The 2016 EU referendum resulted in a marginal victory for Brexit and a divided nation. After two years of negotiations, politicians and voters seem further divided. The final decision may now be put back in the hands of voters in another referendum. So how could such a referendum produce an outcome to settle the debate? Or at least, could we design a referendum that will not be perceived as an effort to overturn the 2016 decision? The answer is not easy, and different designs lead to different outcomes. As we however argue, while certain designs favour consensus, others may lead to further divisions.
Consider the three available options on a scale running from anti to pro-EU. The two options of remaining in the EU or exiting without a deal lie at the two extremes of the scale. Leaving the EU with the negotiated deal lies somewhere between. This would make a two-option referendum controversial so a three-option vote might be preferable. However, that raises the question of how you get a meaningful mandate.
We argue that a “Borda count” (named after the 18th-century mathematician Jean-Charles de Borda) should be used in this three-way referendum. On polling day, voters rank the three options, marking their favourite with a “1”, their second favourite with a “2”, and their worst option with a “3”. For each ballot, the rule assigns 2 points to each voter’s first option, 1 to their second, and 0 to their third. The option with most points wins.

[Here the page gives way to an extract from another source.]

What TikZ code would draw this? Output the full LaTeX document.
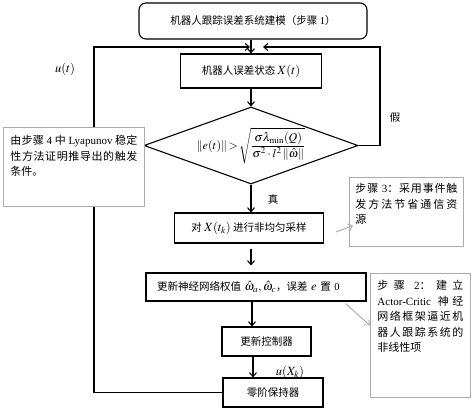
\documentclass[tikz,border=0pt]{standalone}
\usepackage{amsmath}
\usepackage{mathptmx}
\usepackage[no-math]{fontspec}
\setmainfont{Noto Sans CJK SC}
\newfontfamily\lat{Liberation Serif}
\usetikzlibrary{shapes.geometric,arrows.meta}
\XeTeXlinebreaklocale "zh"
\XeTeXlinebreakskip=0pt plus 1pt
\newcommand{\bigmath}[1]{{\fontsize{12.5}{14}\selectfont$#1$}}
\begin{document}
\begin{tikzpicture}[x=1pt, y=-1pt, line width=1.1pt, font=\fontsize{10.5}{13}\selectfont,
    block/.style={draw, rectangle, inner sep=0pt, align=center},
    cond/.style={draw, diamond, aspect=2.78, inner sep=0pt, minimum width=214pt, minimum height=77pt},
    note/.style={draw=gray!65, line width=0.9pt, fill=white, anchor=north west, font=\fontsize{11}{15.5}\selectfont},
    flow/.style={-{Straight Barb[length=4pt,width=7pt]}},
    hint/.style={draw=gray!65, line width=0.9pt, -{Straight Barb[length=4pt,width=7pt]}}]
    \useasboundingbox (0,0) rectangle (474,412);
    \fill[white] (0,0) rectangle (474,412);
    % main column
    \node[block, rounded corners=7pt, minimum width=228pt, minimum height=36pt] (model) at (253,21) {机器人跟踪误差系统建模（步骤 {\lat 1}）};
    \node[block, minimum width=141pt, minimum height=34pt] (state) at (251,71) {机器人误差状态 \bigmath{X(t)}};
    \node[cond, font=\fontsize{12}{14}\selectfont] (trig) at (251,145.5) {$\|e(t)\|\!>\!\sqrt{\dfrac{\sigma\lambda_{\min}(Q)}{\sigma^{2}\cdot l^{2}\,\|\hat{\omega}\|}}$};
    \node[block, minimum width=149pt, minimum height=30pt] (samp) at (249,228) {对 \bigmath{X(t_k)} 进行非均匀采样};
    \node[block, text width=198pt, inner xsep=11pt, align=left, minimum height=28pt] (upd) at (256,287) {更新神经网络权值 \bigmath{\hat{\omega}_a,\hat{\omega}_c}，误差 \bigmath{e} 置 {\lat 0}};
    \node[block, minimum width=89pt, minimum height=29pt] (ctrl) at (266.5,341.5) {更新控制器};
    \node[block, minimum width=100pt, minimum height=29pt] (zoh) at (273,392.5) {零阶保持器};
    \coordinate (axis) at (251,0);
    \coordinate (joinL) at (250,47);
    \coordinate (joinR) at (263,47);
    \coordinate (loopL) at (94,47);
    \coordinate (loopR) at (380,47);
    \draw[flow] (axis |- model.south) -- (axis |- state.north);
    \draw[flow] (state) -- (trig);
    \draw[flow] (trig) -- (axis |- samp.north);
    \draw[flow, shorten <=5pt, shorten >=7pt] (axis |- samp.south) -- (axis |- upd.north);
    \draw[flow] ([xshift=1pt]axis |- upd.south) -- ([xshift=1pt]axis |- ctrl.north);
    \draw[flow] ([xshift=2pt]axis |- ctrl.south) -- ([xshift=2pt]axis |- zoh.north);
    % feedback loops
    \draw[flow] (zoh.west) -| (loopL) -- (joinL);
    \draw[flow] (trig.east) -| (loopR) -- (joinR);
    \node (ut) at (65,69) {\bigmath{u(t)}};
    \node (no) at (395,118) {假};
    \node (yes) at (273,199) {真};
    \node (uk) at (290,372) {\bigmath{u(X_k)}};
    % side notes
    \node[note, inner xsep=7pt, inner ysep=8pt] (lyap) at (3,127) {\parbox[t][63pt][t]{127pt}{由步骤 {\lat 4} 中 {\lat Lyapunov} 稳定\linebreak 性方法证明推导出的触发\linebreak 条件。}};
    \node[note, inner xsep=6pt, inner ysep=6pt] (step3) at (349,177) {\parbox[t][57pt][t]{102pt}{步骤 {\lat 3}：采用事件触\linebreak 发方法节省通信资\linebreak 源}};
    \node[note, inner xsep=7pt, inner ysep=7pt] (step2) at (370,273) {\parbox[t][110pt][t]{86pt}{步骤 {\lat 2}：建立\linebreak {\lat Actor-Critic} 神经\linebreak 网络框架逼近机\linebreak 器人跟踪系统的\linebreak 非线性项}};
    \draw[hint] ([xshift=12pt,yshift=-4pt]samp.east) -- ([xshift=4pt,yshift=-13.5pt]step3.west);
    \draw[hint] ([xshift=-21pt,yshift=-2pt]upd.south east) -- ([yshift=10pt]step2.west);
\end{tikzpicture}
\end{document}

With a Borda count, if an option is supported by a majority, the rule delivers it (as any other reasonable rule would do). If no single option is supported by a majority, the Borda count in the particular setting works well. As we will argue, it would most likely deliver the option that would have also won in a two-way referendum against either alternative. This would guarantee a certain degree of consensus.
In the case of Brexit, we think you can divide voters into four groups:
1) “No-deal supporters” want to leave the EU without a deal. If not possible, they would rather leave the EU with a deal rather than remain.
2) “Remain supporters” want to remain. If not possible, they would rather leave the EU with a deal than crash out of it.
3) “Deal/no-deal supporters” want to leave the EU with a deal. Their second preference is to leave the EU without a deal and their worst option is to remain.
4) “Deal/remain supporters” also want to leave with a deal, but they would rather remain in the EU than crash out of it.
Consider that none of the options is ranked first by at least 50% of voters. A Borda count in a three-way Brexit vote would most likely deliver the “deal” option. While this might sound like a terrible result to some, in the absence of a clear majority it’s actually the least divisive option.
That’s because in the absence of at least 50% of “no-deal” or “remain” supporters, accepting the deal would also win against both other options in two-option referenda. Consider a “deal” versus “no deal” referendum: “deal” and “remain supporters” vote for the deal, “no-deal supporters” oppose it. Since “no-deal” supporters are not a majority, “remainers” and “deal supporters” give the victory to the “deal”.
Similarly, in a “remain” versus “deal” referendum, “no deal” and “deal” supporters give the victory to the “deal”.
The desirable feature of the Borda count is precisely this: it delivers the consensual “deal” option in a divisive scenario where no option is supported by a clear majority. Of course, it would also deliver a victory for any of the three options if one were supported by a clear majority. Hence, while it gives both “extreme” options (“remain” and “no deal”) fair chances, it delivers a “moderate” soft Brexit in the absence of a clear majority.
The above features make the Borda count a credible design that treats all options equally. It’s a design that parliamentarians could get behind as momentum builds towards holding a referendum. And, should such a referendum happen, this neutral design could help deliver a result voters can trust.
Consider the alternatives
We think that any other system would fail to produce a result that can truly resolve this question. A first-past-the-post three-option referendum would obviously fail to promote consensual options. It could give the victory to one of the extreme outcomes with 34% of the total vote – with the other two options tying at 33%.
Others propose a two-question referendum in which question one repeats the original EU referendum question and question two asks voters to choose a preferred type of Brexit. This has similar properties to the Borda count. However, if you repeat the original referendum question on the new ballot, you invite criticism that you are simply rerunning the 2016 vote, which risks perpetuating Brexit divisions. The Borda count is more neutral: it treats all options equally.
In this context, there are also problems with using a transferable vote system, as supported by Conservative MP Justine Greening. As with the Borda count, voters return a simple ranking. If there is no alternative ranked first by a majority, the option that got the least first preferences is eliminated. These votes are then allocated to the two other options following the second ranked option.
In the polarised scenario at hand, if there is no majority for one of the “remain” or “no-deal” options to guarantee those options a straight win, the “deal” option would most probably have the least first preferences. Hence the transferable vote would eliminate the moderate option first and one of the extreme options would win. This is, in our view, an undesirable feature of this system since as we previously established the moderate option would most likely win against both other options in a two-way referendum.
That’s why we think the three-way, Borda count vote is the best option for finding a way out of this Brexit mess.